The request: Leave the pictures out and retype the lines from the beginning through the line with "import matplotlib.pyplot as plt", both ends included.

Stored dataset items
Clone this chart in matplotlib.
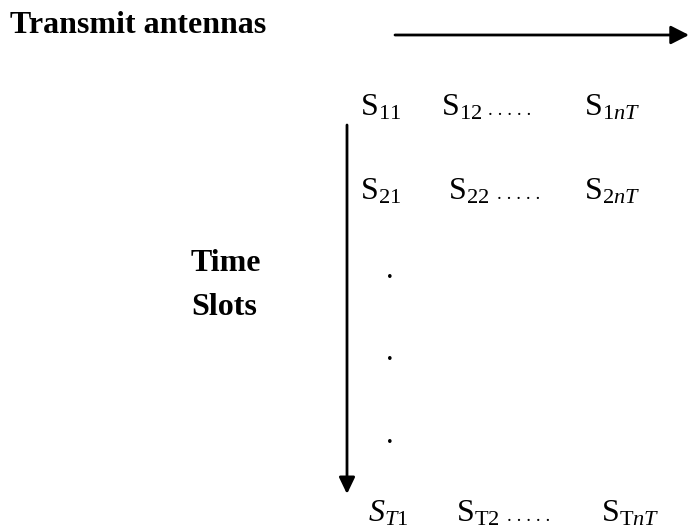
import matplotlib
matplotlib.use('Agg')
import matplotlib.pyplot as plt

plt.rcParams['font.family'] = ['Liberation Serif', 'DejaVu Serif']
plt.rcParams['mathtext.fontset'] = 'custom'
plt.rcParams['mathtext.rm'] = 'Liberation Serif'
plt.rcParams['mathtext.it'] = 'Liberation Serif:italic'
plt.rcParams['mathtext.bf'] = 'Liberation Serif:bold'

# matrix entries, one list per row (row 1, row 2, last row T)
row_1 = [r'$\mathrm{S}_{11}$', r'$\mathrm{S}_{12}$', r'$\mathrm{S}_{1nT}$']
row_2 = [r'$\mathrm{S}_{21}$', r'$\mathrm{S}_{22}$', r'$\mathrm{S}_{2nT}$']
row_T = [r'$S_{T\mathit{1}}$', r'$\mathrm{S}_{\mathrm{T2}}$', r'$\mathrm{S}_{\mathrm{T}nT}$']
rows = [row_1, row_2, row_T]

# layout in pixels (figure is 689 x 531)
row_y = [115, 199, 521]
col_x = [[360, 441, 584], [360, 448, 584], [368, 456, 601]]
dots_x = [488, 497, 507]
vdots_y = [278, 360, 443]

fig = plt.figure(figsize=(6.89, 5.31), dpi=100)
ax = fig.add_axes([0, 0, 1, 1])
ax.set_xlim(0, 689)
ax.set_ylim(531, 0)
ax.axis('off')

ax.text(10, 33, 'Transmit antennas', fontsize=23, fontweight='bold',
        ha='left', va='baseline')
ax.text(191, 271, 'Time', fontsize=23, fontweight='bold', ha='left', va='baseline')
ax.text(191, 315, 'Slots', fontsize=23, fontweight='bold', ha='left', va='baseline')

# arrows
ax.annotate('', xy=(689, 35), xytext=(395, 35),
            arrowprops=dict(arrowstyle='-|>,head_length=0.55,head_width=0.28',
                            lw=2, color='black', mutation_scale=20,
                            shrinkA=0, shrinkB=0))
ax.annotate('', xy=(347, 494), xytext=(347, 125),
            arrowprops=dict(arrowstyle='-|>,head_length=0.5,head_width=0.24',
                            lw=2, color='black', mutation_scale=20,
                            shrinkA=0, shrinkB=0))

for r, labels in enumerate(rows):
    for c, lab in enumerate(labels):
        ax.text(col_x[r][c], row_y[r], lab, fontsize=23, ha='left', va='baseline')
    ax.text(dots_x[r], row_y[r], '. . . . .', fontsize=14, ha='left', va='baseline')

for y in vdots_y:
    ax.text(386, y, '.', fontsize=22, ha='left', va='baseline')

fig.savefig('out.png', dpi=100)
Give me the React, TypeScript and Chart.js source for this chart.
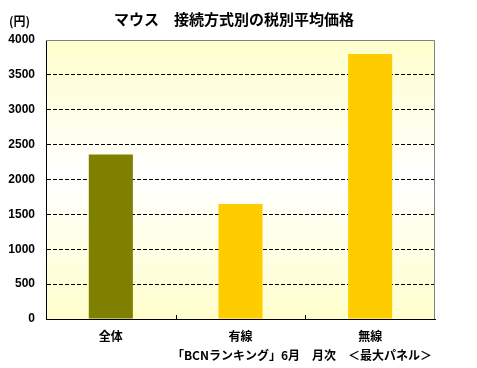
import React, { useEffect, useRef } from 'react';
import { Chart, registerables } from 'chart.js';

Chart.register(...registerables);

const categories = ['全体', '有線', '無線'];
const values = [2360, 1650, 3800];
const barColors = ['#808000', '#FFCC00', '#FFCC00'];
const yMin = 0;
const yMax = 4000;
const yStep = 500;
const titleText = 'マウス　接続方式別の税別平均価格';
const unitText = '(円)';
const footerText = '「BCNランキング」6月　月次　＜最大パネル＞';

const CJK = '"Noto Sans CJK JP", "Noto Sans", sans-serif';
const NUM = '"Liberation Sans", Arial, sans-serif';

const decorPlugin = {
  id: 'decor',
  beforeDraw(chart: any) {
    const { ctx, chartArea: a } = chart;
    const g = ctx.createLinearGradient(0, a.top, 0, a.bottom);
    g.addColorStop(0, '#FFFFCC');
    g.addColorStop(0.5, '#FFFFFF');
    g.addColorStop(1, '#FFFFCC');
    ctx.save();
    ctx.fillStyle = g;
    ctx.fillRect(a.left, a.top, a.right - a.left, a.bottom - a.top);
    ctx.restore();
  },
  afterDraw(chart: any) {
    const { ctx, chartArea: a } = chart;
    const xs = chart.scales.x;
    ctx.save();
    ctx.strokeStyle = '#808080';
    ctx.lineWidth = 1;
    ctx.beginPath();
    ctx.moveTo(a.left, a.top + 0.5);
    ctx.lineTo(a.right - 0.5, a.top + 0.5);
    ctx.lineTo(a.right - 0.5, a.bottom);
    ctx.stroke();
    ctx.strokeStyle = '#000';
    for (let i = 0; i < categories.length - 1; i++) {
      const x = Math.round((xs.getPixelForValue(i) + xs.getPixelForValue(i + 1)) / 2) + 0.5;
      ctx.beginPath();
      ctx.moveTo(x, a.bottom - 4);
      ctx.lineTo(x, a.bottom);
      ctx.stroke();
    }
    ctx.fillStyle = '#000';
    ctx.textBaseline = 'middle';
    ctx.textAlign = 'center';
    ctx.font = `bold 15px ${CJK}`;
    ctx.fillText(titleText, 234, 19);
    ctx.textAlign = 'left';
    ctx.font = `bold 12px ${CJK}`;
    ctx.fillText(unitText, 9, 21);
    ctx.textAlign = 'center';
    ctx.font = `bold 12px ${CJK}`;
    ctx.fillText(footerText, 302, 355);
    ctx.restore();
  },
};

export default function App() {
  const ref = useRef<HTMLCanvasElement>(null);
  useEffect(() => {
    document.body.style.margin = '0';
    const chart = new Chart(ref.current as HTMLCanvasElement, {
      type: 'bar',
      data: {
        labels: categories,
        datasets: [
          {
            data: values,
            backgroundColor: barColors,
            borderWidth: 0,
            barPercentage: 0.34,
            categoryPercentage: 1,
          },
        ],
      },
      options: {
        responsive: false,
        animation: false,
        devicePixelRatio: 1,
        layout: { padding: { top: 40, right: 42, bottom: 0, left: 0 } },
        plugins: { legend: { display: false }, title: { display: false }, tooltip: { enabled: false } },
        scales: {
          x: {
            grid: { display: false, drawTicks: false },
            border: { color: '#000', width: 1 },
            ticks: { color: '#000', padding: 10, font: { family: CJK, size: 12, weight: 'bold' } },
            afterFit: (s: any) => { s.height = 49; },
          },
          y: {
            min: yMin,
            max: yMax,
            ticks: {
              stepSize: yStep,
              color: '#000',
              padding: 11,
              font: { family: NUM, size: 12, weight: 'bold' },
              callback: (v: any) => String(v),
            },
            grid: {
              drawTicks: false,
              tickLength: 0,
              lineWidth: 1,
              color: (c: any) => (c.tick && (c.tick.value === yMin || c.tick.value === yMax) ? 'rgba(0,0,0,0)' : '#000'),
            },
            border: { color: '#000', width: 1, dash: [4, 2] },
            afterFit: (s: any) => { s.width = 46; },
          },
        },
      },
      plugins: [decorPlugin],
    });
    return () => chart.destroy();
  }, []);
  return (
    <div style={{ width: 477, height: 368 }}>
      <canvas ref={ref} width={477} height={368} />
    </div>
  );
}
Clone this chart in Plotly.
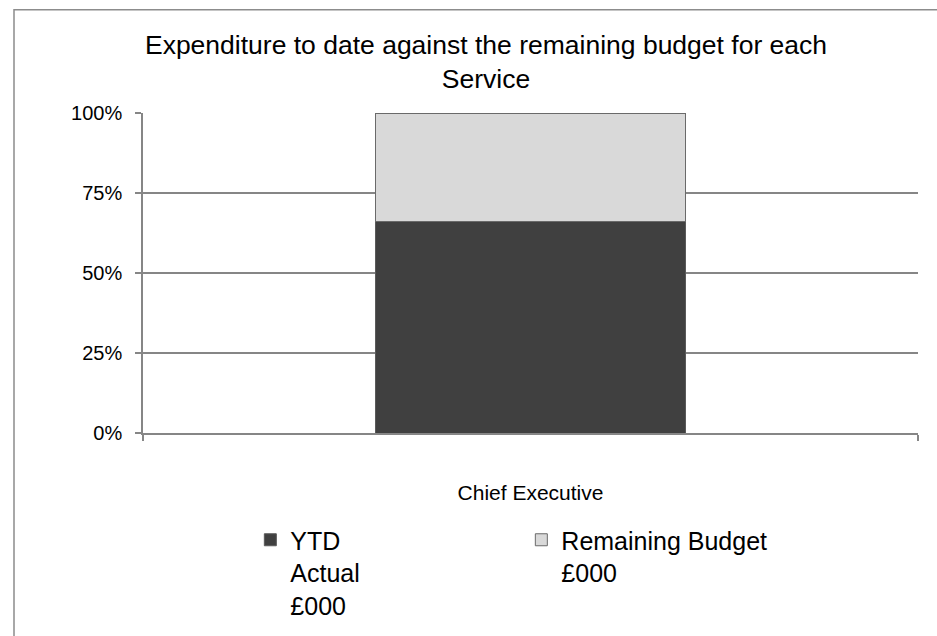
import plotly.graph_objects as go

categories = ["Chief Executive"]
ytd_actual = [66.1]
remaining_budget = [33.9]
series_names = ["YTD<br>Actual<br>£000", "Remaining Budget<br>£000"]
y_ticks = [0, 25, 50, 75, 100]
y_tick_labels = ["0%", "25%", "50%", "75%", "100%"]

FONT = "Arial, Liberation Sans, sans-serif"
GRID = "#868686"

fig = go.Figure()
fig.add_trace(go.Bar(x=categories, y=ytd_actual, name=series_names[0],
                     marker=dict(color="#404040", line=dict(color="#5a5a5a", width=1))))
fig.add_trace(go.Bar(x=categories, y=remaining_budget, name=series_names[1],
                     marker=dict(color="#d9d9d9", line=dict(color="#6a6a6a", width=1))))

fig.update_layout(
    width=937, height=636,
    barmode="stack", barnorm="percent", bargap=0.6,
    paper_bgcolor="white", plot_bgcolor="white",
    margin=dict(l=143, r=19, t=113, b=203, autoexpand=False),
    font=dict(family=FONT, color="black"),
    title=dict(text="Expenditure to date against the remaining budget for each<br>Service",
               font=dict(size=26.5, family=FONT, color="black"),
               xref="container", x=0.5187, xanchor="center",
               yref="container", y=1 - 54/636, yanchor="top"),
    showlegend=True,
    legend=dict(orientation="h", x=0.1385, xanchor="left",
                yref="container", y=1 - 517/636, yanchor="top",
                valign="top", traceorder="normal", entrywidth=226,
                font=dict(size=25, family=FONT, color="black"),
                bgcolor="rgba(0,0,0,0)"),
    shapes=[dict(type="rect", xref="paper", yref="paper",
                 x0=(14-143)/775, x1=1.2, y0=-1.0, y1=(433.3-10)/320,
                 line=dict(color="#8c8c8c", width=1.5), fillcolor="rgba(0,0,0,0)",
                 layer="below")],
)

fig.update_yaxes(range=[0, 100], tickvals=y_ticks, ticktext=y_tick_labels,
                 showgrid=True, gridcolor=GRID, gridwidth=1.5,
                 showline=True, linecolor=GRID, linewidth=1.5,
                 ticks="outside", ticklen=6, tickcolor=GRID, tickwidth=1.5,
                 ticklabelstandoff=9,
                 tickfont=dict(size=20, family=FONT, color="black"), zeroline=False)
fig.update_xaxes(type="category", range=[-0.5, 0.5], showgrid=False,
                 showline=True, linecolor=GRID, linewidth=1.5,
                 ticks="outside", tickson="boundaries", ticklen=6, tickcolor=GRID, tickwidth=1.5,
                 ticklabelstandoff=40,
                 tickfont=dict(size=21, family=FONT, color="black"))

fig.write_html("out.html")
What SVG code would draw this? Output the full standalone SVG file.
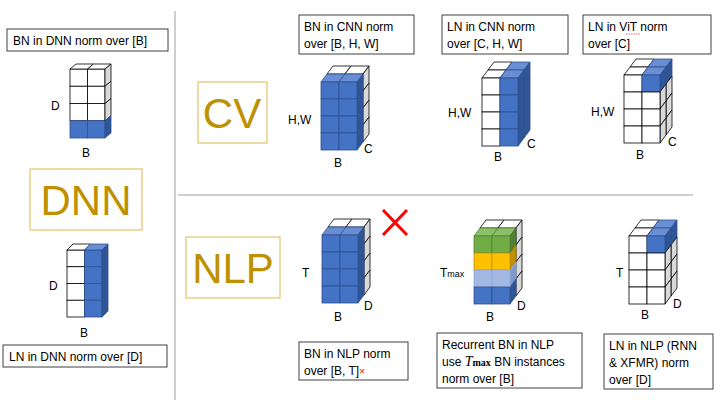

Result for this exercise:
Clone this chart in matplotlib.
import matplotlib
matplotlib.use('Agg')
import matplotlib.pyplot as plt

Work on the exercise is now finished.